Luckily, as Janice pointed out to me a few nights ago (Tuesday, while I was making us some Moroccan soup, the only dish I know how to make that calls for saffron), Bruce Heard has elected to post three detailed day-by-day accounts of the event, here:
Looking through these evokes a lot of nostalgia. TSR was a terrible place to work, in that they gave you far more work to do than you could get done in the time allotted, forcing everyone to work evenings and weekends week after week, month after month, year after year (more than one of my co-worker's marriages fell apart under the strain).
But, contrasted with this, it was a great job because you got to work on D&D all day every day, which was amazing: to do the thing you love as your job makes you one of the luckiest people in the world. And you got to work with the most amazing group of talented, quirky, creative, likable, people-who-get-it co-workers you cd ever ask for. People who loved games so much that in addition to working on games all day they played games during their lunch hour in the Games Library; most were also in at least one, often two evening games that meet weekly after hours.

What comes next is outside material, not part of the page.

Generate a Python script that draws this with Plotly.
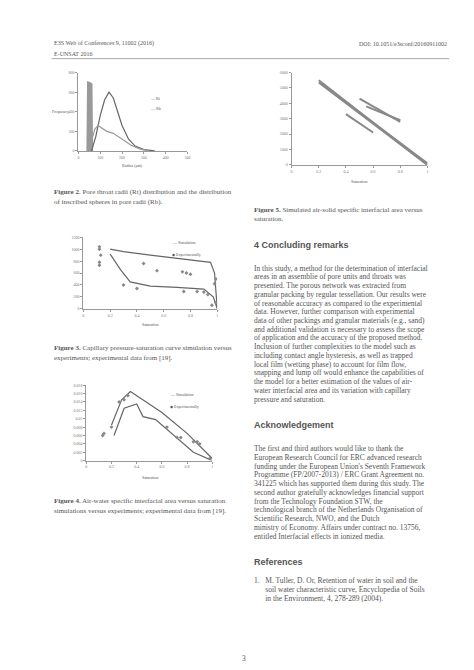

Looking through Bruce's report, I'm glad to see so many people who were my co-workers could make it for the Lake Geneva event: Bruce himself, Diesel, Dale & Cindi, Jeff Easley (shd I mention that editing WRATH OF THE IMMORTALS was my first solo/non-mentored editing job at TSR?), Jim Lowder (the one TSR employee I'd known long before starting at the company, from his Marquette days), Jon Pickens, Lester, Sue, Jim Ward (originator of the annual telling of the story of The Day That Will Live In Infamy), Skip & Penny (Skip and Jean Rabe being the other two TSR employees I knew before starting work there, from my having helped out with RPGA tournaments at GenCon for several years; the first job I applied for at TSR actually having been with the RPGA, a few months before I landed the editing job), Karen, Harold, Dave Wise, and others. There were other people whom I know but who didn't overlap with my time there, like Margaret Weis and Doug Niles; others I've met or at least seen in person but who wdn't remember me, like Mike Carr (the man who knows where all the bodies are buried) and Frank Mentzer and Tom Wham; and still others who remain for me wholly in the realm of legend, like Tim Kask (the original editor of THE DRAGON, and later of his own successor magazine which I quite liked when I discovered old copies of it a decade or so later) and Dave Megarry (creator of the DUNGEON boardgame), Allen Hammack and Jean Black.
As many people as showed up, there are others I'd love to see at such a gathering who seem not to have made it: Slade Henson, Steven Schend, Colin McColm, Andria Hayday (the best editor/developer they ever had), Miranda Horner, Julia Martin, Roger Moore, &c &c. And some who aren't with us anymore, like the late great Dave Sutherland (TSR employee #6), who had seen it all and was full of stories about the legended past. Luckily, some of my friends from the old days I still get to see on a regular basis: Jeff Grubb, Wolfgang Baur, Steve Winter, Steve ('Stan') Brown, and Monte Cook are all in my gaming group, while occasionally but less often I get to see other friends like Bruce Cordell (whose first TSR product I edited, some fifteen years ago now), Steve Miller, & Rich Baker (who started work there just a week after I did but whose tenure there stretched a full twenty years). In the end its the memories, the friendships, and the publications resulting from all that creativity that remain behind. Thanks to Bruce for stirring old memories, but in a good way.
--not older than dirt, but definitely paleolithic.